For sure, a lot binds the two continents together beginning with geographical proximity at the North African boarders, large scale trading partnerships, and foreign investment. Europe devotes a lot of money in development aids, investment partnerships and humanitarian assistance.  Of the over 447.3 million inhabitants of the EU, more than 23 million (5.1%) and not from any European country.

However, strategy on clearly articulated interests of each party are not usually a part of the summits to this point.  To stand on surer grounds for more beneficial summits of interested partners, Africa needs financial self-sufficiency and not simply a list of demands from Europe. On Sunday February 20, 2022, the promise of aid by an American Agency to fund power lines in Nepal sparked large protests. Critics alleged that the promise of a princely $500 million for the power project would undermine Nepal’s sovereignty. Similarly, many have viewed with suspicion the interests of Europe in Africa based on colonial experiences and centuries of economic alliances.

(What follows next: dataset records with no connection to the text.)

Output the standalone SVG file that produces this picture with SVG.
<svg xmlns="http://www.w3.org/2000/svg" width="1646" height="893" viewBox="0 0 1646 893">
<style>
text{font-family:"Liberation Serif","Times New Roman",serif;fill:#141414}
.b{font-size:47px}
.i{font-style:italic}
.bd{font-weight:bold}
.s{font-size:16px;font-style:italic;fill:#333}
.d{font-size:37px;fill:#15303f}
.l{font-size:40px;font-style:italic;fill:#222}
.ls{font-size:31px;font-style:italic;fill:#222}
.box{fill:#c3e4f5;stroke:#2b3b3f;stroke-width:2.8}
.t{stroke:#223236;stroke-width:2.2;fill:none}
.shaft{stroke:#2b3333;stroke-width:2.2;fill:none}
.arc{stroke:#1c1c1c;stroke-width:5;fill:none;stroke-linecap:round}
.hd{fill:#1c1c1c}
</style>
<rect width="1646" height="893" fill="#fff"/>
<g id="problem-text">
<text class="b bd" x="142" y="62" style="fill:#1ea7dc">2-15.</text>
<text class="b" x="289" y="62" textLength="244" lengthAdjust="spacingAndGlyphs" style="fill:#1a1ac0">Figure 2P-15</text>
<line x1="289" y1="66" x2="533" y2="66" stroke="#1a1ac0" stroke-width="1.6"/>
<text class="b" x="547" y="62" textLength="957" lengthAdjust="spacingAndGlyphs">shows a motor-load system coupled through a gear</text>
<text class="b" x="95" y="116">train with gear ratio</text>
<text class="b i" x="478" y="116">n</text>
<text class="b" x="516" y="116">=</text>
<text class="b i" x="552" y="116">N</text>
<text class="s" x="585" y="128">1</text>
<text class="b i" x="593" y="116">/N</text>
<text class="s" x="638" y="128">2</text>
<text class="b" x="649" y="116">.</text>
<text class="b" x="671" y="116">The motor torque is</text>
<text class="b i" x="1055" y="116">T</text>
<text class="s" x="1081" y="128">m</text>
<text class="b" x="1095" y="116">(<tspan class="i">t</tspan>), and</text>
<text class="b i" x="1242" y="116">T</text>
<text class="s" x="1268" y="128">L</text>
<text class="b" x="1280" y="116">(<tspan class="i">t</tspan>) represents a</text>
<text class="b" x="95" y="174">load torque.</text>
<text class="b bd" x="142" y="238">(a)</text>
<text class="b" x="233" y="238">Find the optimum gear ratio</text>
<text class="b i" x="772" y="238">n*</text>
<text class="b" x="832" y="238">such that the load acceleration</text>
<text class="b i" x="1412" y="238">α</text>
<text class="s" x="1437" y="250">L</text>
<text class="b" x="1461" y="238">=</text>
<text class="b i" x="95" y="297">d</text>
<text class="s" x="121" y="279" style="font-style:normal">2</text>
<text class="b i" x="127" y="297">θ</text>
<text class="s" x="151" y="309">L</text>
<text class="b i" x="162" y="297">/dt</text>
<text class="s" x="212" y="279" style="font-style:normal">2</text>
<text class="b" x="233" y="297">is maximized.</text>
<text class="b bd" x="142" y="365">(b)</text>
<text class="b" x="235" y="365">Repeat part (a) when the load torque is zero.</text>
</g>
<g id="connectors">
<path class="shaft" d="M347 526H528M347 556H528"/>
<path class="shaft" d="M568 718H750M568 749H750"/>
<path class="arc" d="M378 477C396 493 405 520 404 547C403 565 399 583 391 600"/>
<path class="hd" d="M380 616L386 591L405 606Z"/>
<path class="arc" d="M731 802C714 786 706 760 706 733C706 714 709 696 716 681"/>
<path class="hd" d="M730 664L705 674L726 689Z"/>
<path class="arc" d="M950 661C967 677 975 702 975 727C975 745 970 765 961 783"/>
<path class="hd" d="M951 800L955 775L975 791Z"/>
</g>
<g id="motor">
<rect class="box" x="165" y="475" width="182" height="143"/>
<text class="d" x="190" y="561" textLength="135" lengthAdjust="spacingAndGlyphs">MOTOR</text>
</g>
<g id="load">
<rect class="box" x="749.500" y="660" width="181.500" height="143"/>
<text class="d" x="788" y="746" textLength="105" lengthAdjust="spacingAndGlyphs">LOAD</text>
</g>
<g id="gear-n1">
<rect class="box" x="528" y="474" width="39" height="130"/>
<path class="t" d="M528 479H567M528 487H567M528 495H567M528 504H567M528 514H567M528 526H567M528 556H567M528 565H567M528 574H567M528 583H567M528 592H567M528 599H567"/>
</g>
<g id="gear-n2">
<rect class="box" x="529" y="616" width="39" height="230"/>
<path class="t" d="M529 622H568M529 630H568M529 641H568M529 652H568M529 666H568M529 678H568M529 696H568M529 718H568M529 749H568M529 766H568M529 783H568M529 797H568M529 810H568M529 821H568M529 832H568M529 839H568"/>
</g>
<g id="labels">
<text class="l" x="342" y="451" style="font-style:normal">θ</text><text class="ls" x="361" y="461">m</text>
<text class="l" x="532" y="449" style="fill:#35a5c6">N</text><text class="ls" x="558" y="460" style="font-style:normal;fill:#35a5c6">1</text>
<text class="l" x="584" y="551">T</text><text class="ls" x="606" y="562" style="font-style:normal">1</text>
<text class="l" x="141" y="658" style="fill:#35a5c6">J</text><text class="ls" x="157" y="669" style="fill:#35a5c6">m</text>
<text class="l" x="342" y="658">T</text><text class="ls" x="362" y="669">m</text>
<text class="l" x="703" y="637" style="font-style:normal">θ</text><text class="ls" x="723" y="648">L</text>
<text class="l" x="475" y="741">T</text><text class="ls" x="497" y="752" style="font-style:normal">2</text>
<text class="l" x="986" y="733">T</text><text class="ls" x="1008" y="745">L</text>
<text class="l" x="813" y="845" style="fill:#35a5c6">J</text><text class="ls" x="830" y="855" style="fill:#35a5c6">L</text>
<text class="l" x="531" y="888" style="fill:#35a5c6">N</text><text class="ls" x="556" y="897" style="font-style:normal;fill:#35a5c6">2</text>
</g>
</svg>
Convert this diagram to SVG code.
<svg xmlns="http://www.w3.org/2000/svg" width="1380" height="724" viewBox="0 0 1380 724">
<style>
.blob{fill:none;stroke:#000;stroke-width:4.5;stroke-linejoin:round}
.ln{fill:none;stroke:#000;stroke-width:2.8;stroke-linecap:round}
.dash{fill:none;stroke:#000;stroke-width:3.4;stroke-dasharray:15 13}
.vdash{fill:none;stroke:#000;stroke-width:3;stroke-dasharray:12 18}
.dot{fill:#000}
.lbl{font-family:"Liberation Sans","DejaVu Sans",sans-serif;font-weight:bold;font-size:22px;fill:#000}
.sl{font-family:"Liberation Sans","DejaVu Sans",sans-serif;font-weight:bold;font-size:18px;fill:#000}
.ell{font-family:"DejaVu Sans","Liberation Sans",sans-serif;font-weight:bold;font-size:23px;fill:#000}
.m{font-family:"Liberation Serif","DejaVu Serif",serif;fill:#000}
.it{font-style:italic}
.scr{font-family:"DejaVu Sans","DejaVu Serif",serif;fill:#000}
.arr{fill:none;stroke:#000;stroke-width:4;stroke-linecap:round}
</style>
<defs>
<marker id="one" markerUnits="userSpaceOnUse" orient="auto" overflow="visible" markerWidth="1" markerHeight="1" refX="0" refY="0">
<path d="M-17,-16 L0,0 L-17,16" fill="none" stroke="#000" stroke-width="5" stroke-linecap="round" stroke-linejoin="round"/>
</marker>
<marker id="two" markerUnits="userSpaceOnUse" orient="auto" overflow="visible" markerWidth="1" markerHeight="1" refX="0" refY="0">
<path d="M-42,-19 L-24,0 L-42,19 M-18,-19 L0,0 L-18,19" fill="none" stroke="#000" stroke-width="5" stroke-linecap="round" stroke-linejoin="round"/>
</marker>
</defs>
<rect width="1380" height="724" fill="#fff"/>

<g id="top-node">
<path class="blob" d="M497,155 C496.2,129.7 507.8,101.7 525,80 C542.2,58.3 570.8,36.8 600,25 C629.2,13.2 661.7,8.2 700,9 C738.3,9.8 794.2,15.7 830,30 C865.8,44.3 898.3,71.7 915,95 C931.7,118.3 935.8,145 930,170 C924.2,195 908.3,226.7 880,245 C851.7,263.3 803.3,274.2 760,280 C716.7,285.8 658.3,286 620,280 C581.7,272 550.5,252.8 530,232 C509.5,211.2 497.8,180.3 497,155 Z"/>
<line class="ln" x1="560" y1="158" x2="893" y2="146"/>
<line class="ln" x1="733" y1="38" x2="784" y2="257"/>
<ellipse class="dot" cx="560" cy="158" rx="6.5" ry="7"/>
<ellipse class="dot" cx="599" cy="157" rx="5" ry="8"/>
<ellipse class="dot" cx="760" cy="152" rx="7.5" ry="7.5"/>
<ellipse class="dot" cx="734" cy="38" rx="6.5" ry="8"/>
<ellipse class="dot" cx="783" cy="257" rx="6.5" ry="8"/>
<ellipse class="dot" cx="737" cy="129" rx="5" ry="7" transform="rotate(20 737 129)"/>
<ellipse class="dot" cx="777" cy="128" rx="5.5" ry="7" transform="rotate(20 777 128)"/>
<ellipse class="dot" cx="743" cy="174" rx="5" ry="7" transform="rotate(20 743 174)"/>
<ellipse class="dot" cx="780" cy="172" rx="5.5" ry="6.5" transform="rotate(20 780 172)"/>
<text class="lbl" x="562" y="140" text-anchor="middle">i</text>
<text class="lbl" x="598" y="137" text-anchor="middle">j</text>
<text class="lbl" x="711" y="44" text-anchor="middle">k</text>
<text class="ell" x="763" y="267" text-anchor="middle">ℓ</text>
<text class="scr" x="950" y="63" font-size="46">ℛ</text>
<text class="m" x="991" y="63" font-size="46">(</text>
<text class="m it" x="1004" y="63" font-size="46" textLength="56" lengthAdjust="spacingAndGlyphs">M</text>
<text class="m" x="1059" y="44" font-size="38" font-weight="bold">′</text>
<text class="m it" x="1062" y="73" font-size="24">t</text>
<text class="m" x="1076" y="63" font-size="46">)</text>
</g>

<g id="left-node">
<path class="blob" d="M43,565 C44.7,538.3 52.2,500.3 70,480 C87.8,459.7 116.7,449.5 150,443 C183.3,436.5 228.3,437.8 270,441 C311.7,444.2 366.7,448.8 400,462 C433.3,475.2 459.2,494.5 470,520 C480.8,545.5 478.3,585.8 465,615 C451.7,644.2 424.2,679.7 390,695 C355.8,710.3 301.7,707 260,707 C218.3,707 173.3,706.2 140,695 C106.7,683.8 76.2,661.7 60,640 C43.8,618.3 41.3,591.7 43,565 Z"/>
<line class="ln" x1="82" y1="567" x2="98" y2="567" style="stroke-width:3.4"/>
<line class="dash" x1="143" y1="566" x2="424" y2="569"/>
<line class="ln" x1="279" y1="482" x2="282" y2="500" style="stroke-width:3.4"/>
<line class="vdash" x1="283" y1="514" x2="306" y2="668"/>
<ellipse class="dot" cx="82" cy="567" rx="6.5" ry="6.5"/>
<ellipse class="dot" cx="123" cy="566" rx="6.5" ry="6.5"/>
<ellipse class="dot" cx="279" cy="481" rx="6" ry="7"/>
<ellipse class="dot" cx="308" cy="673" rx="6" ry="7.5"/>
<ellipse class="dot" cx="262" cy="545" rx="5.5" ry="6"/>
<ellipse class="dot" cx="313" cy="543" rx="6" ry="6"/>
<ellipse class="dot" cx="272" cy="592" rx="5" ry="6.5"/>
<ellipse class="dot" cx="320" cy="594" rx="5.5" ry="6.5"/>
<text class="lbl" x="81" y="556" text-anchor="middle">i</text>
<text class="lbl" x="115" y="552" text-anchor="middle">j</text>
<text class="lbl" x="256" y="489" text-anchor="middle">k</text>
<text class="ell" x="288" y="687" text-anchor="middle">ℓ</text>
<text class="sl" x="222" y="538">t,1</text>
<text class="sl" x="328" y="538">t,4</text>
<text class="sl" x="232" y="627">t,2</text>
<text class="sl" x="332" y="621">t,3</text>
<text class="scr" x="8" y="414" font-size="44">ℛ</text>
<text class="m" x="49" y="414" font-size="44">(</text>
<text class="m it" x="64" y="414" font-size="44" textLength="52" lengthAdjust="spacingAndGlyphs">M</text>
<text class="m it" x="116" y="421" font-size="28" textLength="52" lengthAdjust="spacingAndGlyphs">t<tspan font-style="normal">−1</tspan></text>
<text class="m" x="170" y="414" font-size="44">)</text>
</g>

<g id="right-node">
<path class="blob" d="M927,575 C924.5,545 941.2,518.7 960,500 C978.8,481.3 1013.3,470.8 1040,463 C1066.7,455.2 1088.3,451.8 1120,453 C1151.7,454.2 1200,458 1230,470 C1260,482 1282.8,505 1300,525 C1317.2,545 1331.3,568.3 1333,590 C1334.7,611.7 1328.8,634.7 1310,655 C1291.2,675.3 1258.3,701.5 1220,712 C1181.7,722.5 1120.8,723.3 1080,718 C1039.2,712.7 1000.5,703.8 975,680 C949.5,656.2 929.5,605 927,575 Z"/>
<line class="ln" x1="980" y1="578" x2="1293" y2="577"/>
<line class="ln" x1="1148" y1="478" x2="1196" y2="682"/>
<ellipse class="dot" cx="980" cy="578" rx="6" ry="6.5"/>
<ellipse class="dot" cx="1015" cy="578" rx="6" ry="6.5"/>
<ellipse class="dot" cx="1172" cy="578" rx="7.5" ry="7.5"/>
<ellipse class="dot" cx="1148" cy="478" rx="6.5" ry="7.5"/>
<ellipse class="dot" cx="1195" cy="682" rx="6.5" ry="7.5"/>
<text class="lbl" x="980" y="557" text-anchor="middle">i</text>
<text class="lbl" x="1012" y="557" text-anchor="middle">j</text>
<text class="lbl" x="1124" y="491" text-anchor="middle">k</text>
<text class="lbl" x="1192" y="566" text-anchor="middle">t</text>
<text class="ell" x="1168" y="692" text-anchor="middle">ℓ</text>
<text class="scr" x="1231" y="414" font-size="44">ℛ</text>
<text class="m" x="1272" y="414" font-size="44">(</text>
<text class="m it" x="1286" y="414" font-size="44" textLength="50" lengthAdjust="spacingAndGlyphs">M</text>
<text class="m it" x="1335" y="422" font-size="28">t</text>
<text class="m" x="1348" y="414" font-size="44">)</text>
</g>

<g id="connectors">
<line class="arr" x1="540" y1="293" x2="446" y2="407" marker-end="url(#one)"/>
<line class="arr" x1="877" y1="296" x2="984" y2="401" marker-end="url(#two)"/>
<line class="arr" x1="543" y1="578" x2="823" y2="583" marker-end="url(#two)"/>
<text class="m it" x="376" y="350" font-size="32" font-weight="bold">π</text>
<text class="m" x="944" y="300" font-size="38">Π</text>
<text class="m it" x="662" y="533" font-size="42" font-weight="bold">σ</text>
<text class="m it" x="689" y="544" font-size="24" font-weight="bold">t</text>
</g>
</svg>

African leaders must design the path to a new renaissance where member States in the AU come together to effectively tackle conflicts on the continent, instead of defining conflicts from the perspectives of European interests and support. Military strategy must not be based entirely on European interests and, as in the case of Nepal, the superpowers need to hear the truth when they hide nefarious interests under the guise of foreign aid. Important caveats thus need to be sounded amidst rising Chinese interest and loans in Africa.

Experts have called on the AU to be clear on its strategic priorities, to define its role in peace and security, especially in terms of policy, political oversight in countries, security architecture and regional economic communities. This is with regard to conflict prevention, resolution and coup deterrence.

Britain’s exit from the EU will afford more opportunities for a renegotiation of some AU-EU pacts, and it is imperative for the AU to redraw its security, political and economic maps before embarking on future summits. By implication, the most significant step in future summits should be to replace the beneficiary-benefactor transactional relationship in the AU-EU parleys with relationships based on shared interests. The AU should internally address the dynamics of diplomacy between individual African countries and individual European countries based on colonial, religious, linguistic and mercantile affiliations. This is often the origin of discontent and disagreements that weaken the security architecture of regional security initiatives. Enough of the aid-recipient strategy of AU engagements with the EU.